The Combined Charging System (CCS) builds directly upon the J1772 connector by integrating two large pins beneath the standard AC pins to enable Direct Current (DC) fast charging. This combined arrangement allows the vehicle to accept power from both AC and DC sources through one port design. There are two regional variants: CCS1, which uses the North American J1772 as its upper half, and CCS2, which uses the European Type 2 connector as its basis, allowing for three-phase AC power in addition to DC fast charging.
CHAdeMO is an older DC-only standard, primarily developed in Japan and used by a few older models like certain Nissan and Mitsubishi vehicles. This connector is physically distinct and is often found alongside CCS plugs at fast-charging stations, though its adoption is declining in North America in favor of the CCS and NACS standards.
The North American Charging Standard (NACS), now formally standardized as SAE J3400, originated as Tesla’s proprietary connector. This design is physically compact and unique because it uses the same pins to handle both AC and high-power DC charging. Following its release for industry adoption, most major automakers have committed to integrating the J3400 port into their North American vehicles starting in the 2025 model year.
Understanding Charging Power Levels
Even when the physical connection is successful, the speed and electrical process of charging can vary significantly across three power levels. Level 1 and Level 2 charging are both forms of AC charging, which means the power must be converted to DC by the car’s onboard charger before it can be stored in the battery. Level 1 charging uses a standard 120-volt household outlet, delivering a slow rate of 1.4 to 1.8 kilowatts (kW) and adding only a few miles of range per hour.
Level 2 charging uses a 208-volt to 240-volt circuit, common in residential and public charging installations, and provides up to 19.2 kW of power.
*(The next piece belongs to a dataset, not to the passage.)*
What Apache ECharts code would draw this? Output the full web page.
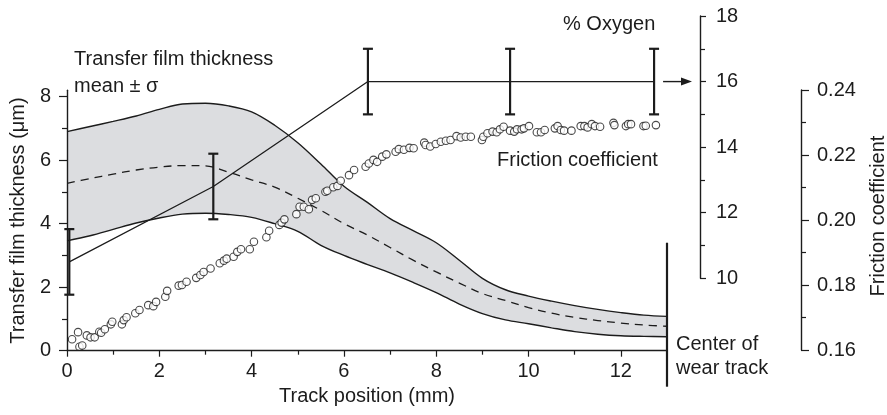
<!DOCTYPE html>
<html>
<head>
<meta charset="utf-8">
<script src="https://cdn.jsdelivr.net/npm/echarts@6/dist/echarts.min.js"></script>
<style>
  html, body { margin: 0; padding: 0; background: #fff; }
  #chart { width: 887px; height: 415px; }
</style>
</head>
<body>
<div id="chart"></div>
<script>
// Transfer film thickness profile across the track (mean and ±σ envelope)
const trackPos   = [0, 0.5, 1, 1.5, 2, 2.5, 3, 3.5, 4, 4.5, 5, 5.5, 6, 6.5, 7, 7.5, 8, 8.5, 9, 9.5, 10, 10.5, 11, 11.5, 12, 12.5, 13];
const filmUpper  = [6.90, 7.06, 7.22, 7.39, 7.60, 7.77, 7.79, 7.71, 7.52, 7.10, 6.55, 5.88, 5.18, 4.68, 4.16, 3.78, 3.40, 2.85, 2.28, 1.92, 1.72, 1.56, 1.42, 1.30, 1.20, 1.12, 1.08];
const filmMean   = [5.27, 5.42, 5.56, 5.69, 5.78, 5.83, 5.82, 5.62, 5.38, 5.15, 4.80, 4.42, 4.00, 3.65, 3.25, 2.85, 2.48, 2.13, 1.80, 1.58, 1.36, 1.18, 1.05, 0.95, 0.87, 0.81, 0.77];
const filmLower  = [3.46, 3.62, 3.82, 4.02, 4.18, 4.30, 4.33, 4.29, 4.20, 4.00, 3.76, 3.32, 3.00, 2.72, 2.45, 2.15, 1.83, 1.47, 1.17, 0.97, 0.85, 0.72, 0.60, 0.52, 0.47, 0.45, 0.44];

// Friction coefficient measured along the track
const frictionPos = [0.11, 0.24, 0.27, 0.33, 0.43, 0.51, 0.60, 0.70, 0.74, 0.82, 0.95, 0.98, 1.19, 1.23, 1.29, 1.48, 1.57, 1.76, 1.87, 1.93,
  2.13, 2.17, 2.42, 2.49, 2.59, 2.80, 2.89, 2.96, 3.11, 3.31, 3.40, 3.46, 3.61, 3.69, 3.77, 3.96, 4.05, 4.32, 4.38, 4.60,
  4.65, 4.71, 4.97, 5.04, 5.13, 5.24, 5.31, 5.39, 5.60, 5.64, 5.77, 5.86, 5.93, 6.11, 6.22, 6.47, 6.54, 6.64, 6.72, 6.83,
  6.92, 7.12, 7.19, 7.30, 7.42, 7.51, 7.74, 7.77, 7.87, 7.99, 8.10, 8.21, 8.31, 8.44, 8.53, 8.64, 8.75, 8.99, 9.02, 9.11,
  9.22, 9.31, 9.38, 9.46, 9.60, 9.69, 9.75, 9.85, 9.90, 10.01, 10.18, 10.27, 10.35, 10.57, 10.63, 10.70, 10.77, 10.93, 11.13, 11.21,
  11.28, 11.37, 11.44, 11.55, 11.84, 11.86, 12.11, 12.16, 12.22, 12.49, 12.54, 12.76];
const frictionCoef = [0.1633, 0.1655, 0.1610, 0.1614, 0.1645, 0.1639, 0.1639, 0.1656, 0.1653, 0.1664, 0.1679, 0.1687, 0.1679, 0.1692, 0.1701, 0.1713, 0.1723, 0.1738, 0.1735, 0.1748,
  0.1764, 0.1782, 0.1798, 0.1800, 0.1810, 0.1822, 0.1831, 0.1840, 0.1851, 0.1867, 0.1875, 0.1881, 0.1887, 0.1902, 0.1910, 0.1910, 0.1933, 0.1947, 0.1967, 0.1985,
  0.1992, 0.2002, 0.2018, 0.2041, 0.2041, 0.2033, 0.2062, 0.2067, 0.2087, 0.2090, 0.2101, 0.2105, 0.2121, 0.2138, 0.2154, 0.2164, 0.2174, 0.2185, 0.2179, 0.2195,
  0.2202, 0.2210, 0.2218, 0.2216, 0.2222, 0.2221, 0.2238, 0.2231, 0.2226, 0.2234, 0.2241, 0.2244, 0.2246, 0.2258, 0.2254, 0.2256, 0.2256, 0.2246, 0.2256, 0.2267,
  0.2272, 0.2270, 0.2279, 0.2287, 0.2275, 0.2272, 0.2279, 0.2279, 0.2282, 0.2289, 0.2270, 0.2270, 0.2277, 0.2282, 0.2289, 0.2277, 0.2275, 0.2275, 0.2289, 0.2289,
  0.2285, 0.2295, 0.2289, 0.2287, 0.2299, 0.2292, 0.2289, 0.2295, 0.2295, 0.2289, 0.2290, 0.2292];

// Oxygen content (mean ± 1 sd) at five positions
const oxygenPos = [0.05, 3.17, 6.52, 9.60, 12.72];
const oxygenPct = [10.5, 12.8, 16, 16, 16];
const oxygenSd  = [1, 1, 1, 1, 1];

// Axis tick values
const trackTicks     = [0, 2, 4, 6, 8, 10, 12];
const trackMinor     = [1, 3, 5, 7, 9, 11];
const thicknessTicks = [0, 2, 4, 6, 8];
const thicknessMinor = [1, 3, 5, 7];
const oxygenTicks    = [10, 12, 14, 16, 18];
const frictionTicks  = [0.16, 0.18, 0.20, 0.22, 0.24];

const FONT = '"Liberation Sans", Arial, Helvetica, sans-serif';
const INK = '#1c1c1c';
const txt = { fontFamily: FONT, fontSize: 20, color: INK };
const tickLine = { color: INK, width: 1.2 };

const chart = echarts.init(document.getElementById('chart'), null, { renderer: 'canvas' });

const hiddenX = (grid) => ({
  type: 'value', gridIndex: grid, min: 0, max: 13, show: false
});

const option = {
  animation: false,
  backgroundColor: '#fff',
  textStyle: { fontFamily: FONT },
  grid: [
    { left: 67, width: 600, top: 90.3, bottom: 64.3 },   // film thickness
    { left: 67, width: 600, top: 90, bottom: 65 },       // friction coefficient
    { left: 67, width: 600, top: 16, bottom: 136.7 }     // oxygen
  ],
  xAxis: [
    {
      type: 'value', gridIndex: 0, min: 0, max: 13, z: 10,
      name: 'Track position (mm)', nameLocation: 'middle', nameGap: 36,
      nameTextStyle: txt,
      axisLine: { lineStyle: { color: INK, width: 1.4 } },
      axisTick: { customValues: trackTicks, length: 6, lineStyle: tickLine },
      axisLabel: { customValues: trackTicks, margin: 11, ...txt },
      splitLine: { show: false }
    },
    {
      type: 'value', gridIndex: 0, min: 0, max: 13, position: 'bottom', z: 10,
      axisLine: { show: false },
      axisTick: { customValues: trackMinor, length: 4, lineStyle: tickLine },
      axisLabel: { show: false },
      splitLine: { show: false }
    },
    hiddenX(1),
    hiddenX(2)
  ],
  yAxis: [
    {
      type: 'value', gridIndex: 0, min: 0, max: 8.2, position: 'left', z: 10,
      name: 'Transfer film thickness (μm)', nameLocation: 'middle', nameGap: 38,
      nameTextStyle: txt,
      axisLine: { show: true, onZero: false, lineStyle: { color: INK, width: 1.4 } },
      axisTick: { show: true, customValues: thicknessTicks, length: 8, lineStyle: tickLine },
      axisLabel: { customValues: thicknessTicks, margin: 16, ...txt },
      splitLine: { show: false }
    },
    {
      type: 'value', gridIndex: 0, min: 0, max: 8.2, position: 'left', z: 10,
      axisLine: { show: false, onZero: false },
      axisTick: { show: true, customValues: thicknessMinor, length: 5, lineStyle: tickLine },
      axisLabel: { show: false },
      splitLine: { show: false }
    },
    {
      type: 'value', gridIndex: 1, min: 0.16, max: 0.24, interval: 0.02, position: 'right', offset: 134, z: 10,
      axisLine: { show: true, onZero: false, lineStyle: { color: INK, width: 1.4 } },
      axisTick: { show: true, customValues: frictionTicks, length: 8, lineStyle: tickLine },
      minorTick: { show: true, splitNumber: 2, length: 5, lineStyle: tickLine },
      axisLabel: { customValues: frictionTicks, margin: 16, formatter: v => v.toFixed(2), ...txt },
      splitLine: { show: false }
    },
    {
      type: 'value', gridIndex: 2, min: 10, max: 18, interval: 2, position: 'right', offset: 33, z: 10,
      axisLine: { show: true, onZero: false, lineStyle: { color: INK, width: 1.4 } },
      axisTick: { show: true, customValues: oxygenTicks, length: 6, lineStyle: tickLine },
      minorTick: { show: true, splitNumber: 2, length: 5, lineStyle: tickLine },
      axisLabel: { customValues: oxygenTicks, margin: 16, ...txt },
      splitLine: { show: false }
    }
  ],
  series: [
    {
      // upper envelope, grey down to the axis
      name: 'upper', type: 'line', xAxisIndex: 0, yAxisIndex: 0,
      smooth: 0.35, symbol: 'none', z: 1,
      data: trackPos.map((x, i) => [x, filmUpper[i]]),
      lineStyle: { color: INK, width: 1.4 },
      areaStyle: { color: '#dcdde0', opacity: 1, origin: 'start' }
    },
    {
      // lower envelope, white below it so only the ±σ band stays grey
      name: 'lower', type: 'line', xAxisIndex: 0, yAxisIndex: 0,
      smooth: 0.35, symbol: 'none', z: 1,
      data: trackPos.map((x, i) => [x, filmLower[i]]),
      lineStyle: { color: INK, width: 1.4 },
      areaStyle: { color: '#ffffff', opacity: 1, origin: 'start' }
    },
    {
      name: 'mean', type: 'line', xAxisIndex: 0, yAxisIndex: 0,
      smooth: 0.35, symbol: 'none', z: 2,
      data: trackPos.map((x, i) => [x, filmMean[i]]),
      lineStyle: { color: INK, width: 1.3, type: [8, 6] }
    },
    {
      name: 'oxygen', type: 'line', xAxisIndex: 3, yAxisIndex: 3,
      symbol: 'none', z: 3,
      data: oxygenPos.map((x, i) => [x, oxygenPct[i]]),
      lineStyle: { color: INK, width: 1.3 }
    },
    {
      name: 'oxygen sd', type: 'custom', xAxisIndex: 3, yAxisIndex: 3, z: 4,
      data: oxygenPos.map((x, i) => [x, oxygenPct[i], oxygenSd[i]]),
      renderItem: (params, api) => {
        const x = api.value(0), m = api.value(1), s = api.value(2);
        const top = api.coord([x, m + s]);
        const bot = api.coord([x, m - s]);
        const hw = 5;
        const st = { stroke: INK, lineWidth: 2.2 };
        return {
          type: 'group',
          children: [
            { type: 'line', shape: { x1: top[0], y1: top[1], x2: bot[0], y2: bot[1] }, style: st },
            { type: 'line', shape: { x1: top[0] - hw, y1: top[1], x2: top[0] + hw, y2: top[1] }, style: st },
            { type: 'line', shape: { x1: bot[0] - hw, y1: bot[1], x2: bot[0] + hw, y2: bot[1] }, style: st }
          ]
        };
      }
    },
    {
      name: 'friction', type: 'scatter', xAxisIndex: 2, yAxisIndex: 2, z: 5,
      symbol: 'circle', symbolSize: 7.5,
      data: frictionPos.map((x, i) => [x, frictionCoef[i]]),
      itemStyle: { color: '#fff', borderColor: INK, borderWidth: 1.1 }
    }
  ]
};

chart.setOption(option);

// Annotations placed from the axes' own pixel mapping
const wearX = chart.convertToPixel({ xAxisIndex: 0 }, 13);
const baseY = chart.convertToPixel({ yAxisIndex: 0 }, 0);
const wearTop = chart.convertToPixel({ yAxisIndex: 0 }, 3.4);
const o2Y = chart.convertToPixel({ yAxisIndex: 3 }, 16);
const lastBarX = chart.convertToPixel({ xAxisIndex: 3 }, oxygenPos[oxygenPos.length - 1]);
const o2AxisX = wearX + 33;
const frAxisX = wearX + 134;
const frMidY = (chart.convertToPixel({ yAxisIndex: 2 }, 0.16) + chart.convertToPixel({ yAxisIndex: 2 }, 0.24)) / 2;
const arrowStart = lastBarX + 9;
const arrowTip = o2AxisX - 8;

chart.setOption({
  graphic: [
    { type: 'line', shape: { x1: wearX, y1: wearTop, x2: wearX, y2: baseY + 36 },
      style: { stroke: INK, lineWidth: 2.2 }, z: 10 },
    { type: 'line', shape: { x1: arrowStart, y1: o2Y, x2: arrowTip - 8, y2: o2Y },
      style: { stroke: INK, lineWidth: 1.4 }, z: 10 },
    { type: 'polygon', shape: { points: [[arrowTip, o2Y], [arrowTip - 11, o2Y - 4], [arrowTip - 11, o2Y + 4]] },
      style: { fill: INK }, z: 10 },
    // right-hand axis title, reading upward
    { type: 'text', x: frAxisX + 77, y: frMidY - 4, rotation: Math.PI / 2, z: 10,
      style: { text: 'Friction coefficient', font: '20px ' + FONT, fill: INK, align: 'center', verticalAlign: 'middle' } },
    { type: 'text', left: 74, top: 49, z: 10,
      style: { text: 'Transfer film thickness', font: '20px ' + FONT, fill: INK } },
    { type: 'text', left: 74, top: 76, z: 10,
      style: { text: 'mean ± σ', font: '20px ' + FONT, fill: INK } },
    { type: 'text', left: 563, top: 14, z: 10,
      style: { text: '% Oxygen', font: '20px ' + FONT, fill: INK } },
    { type: 'text', left: 497, top: 150, z: 10,
      style: { text: 'Friction coefficient', font: '20px ' + FONT, fill: INK } },
    { type: 'text', left: 676, top: 334, z: 10,
      style: { text: 'Center of', font: '20px ' + FONT, fill: INK } },
    { type: 'text', left: 676, top: 358, z: 10,
      style: { text: 'wear track', font: '20px ' + FONT, fill: INK } }
  ]
});
</script>
</body>
</html>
This higher voltage shortens the charging time considerably, making it the most common solution for overnight home charging and public destination charging. Both Level 1 and Level 2 use the five-pin J1772 connector or the upper AC portion of the CCS plug.
Direct Current Fast Charging (DCFC), sometimes referred to as Level 3, completely bypasses the car’s onboard charger by performing the AC-to-DC conversion within the charging station itself. This allows power to be delivered directly to the battery at much higher voltages and currents, with power outputs ranging from 50 kW up to 350 kW or more. Only connectors explicitly designed for high-power DC transfer, such as CCS, CHAdeMO, and NACS/J3400, can facilitate this rapid energy transfer.
Navigating Incompatibility and Adapters
The variety of ports and power levels makes adapters a practical necessity for many EV drivers. An adapter allows a vehicle with one type of inlet to connect to a charger with a different plug, such as a Tesla vehicle using an adapter to connect to a J1772 station. The most common adapters convert between the J1772 and NACS standards, providing access to different charging networks for AC power.
A fundamental limitation exists when dealing with DC fast charging, as an adapter cannot convert an AC-only port to accept DC power. For instance, a vehicle with only a J1772 AC port cannot use a CCS or NACS fast charger, even with an adapter, because it lacks the necessary high-voltage DC pins and internal wiring. The adoption of the compact NACS/J3400 connector by most major automakers is simplifying the future charging landscape by merging the AC and DC charging functions into a single port. This industry transition means that while current drivers rely on adapters to bridge the gap between standards, future vehicles will increasingly feature a unified port design, potentially improving infrastructure access across North America.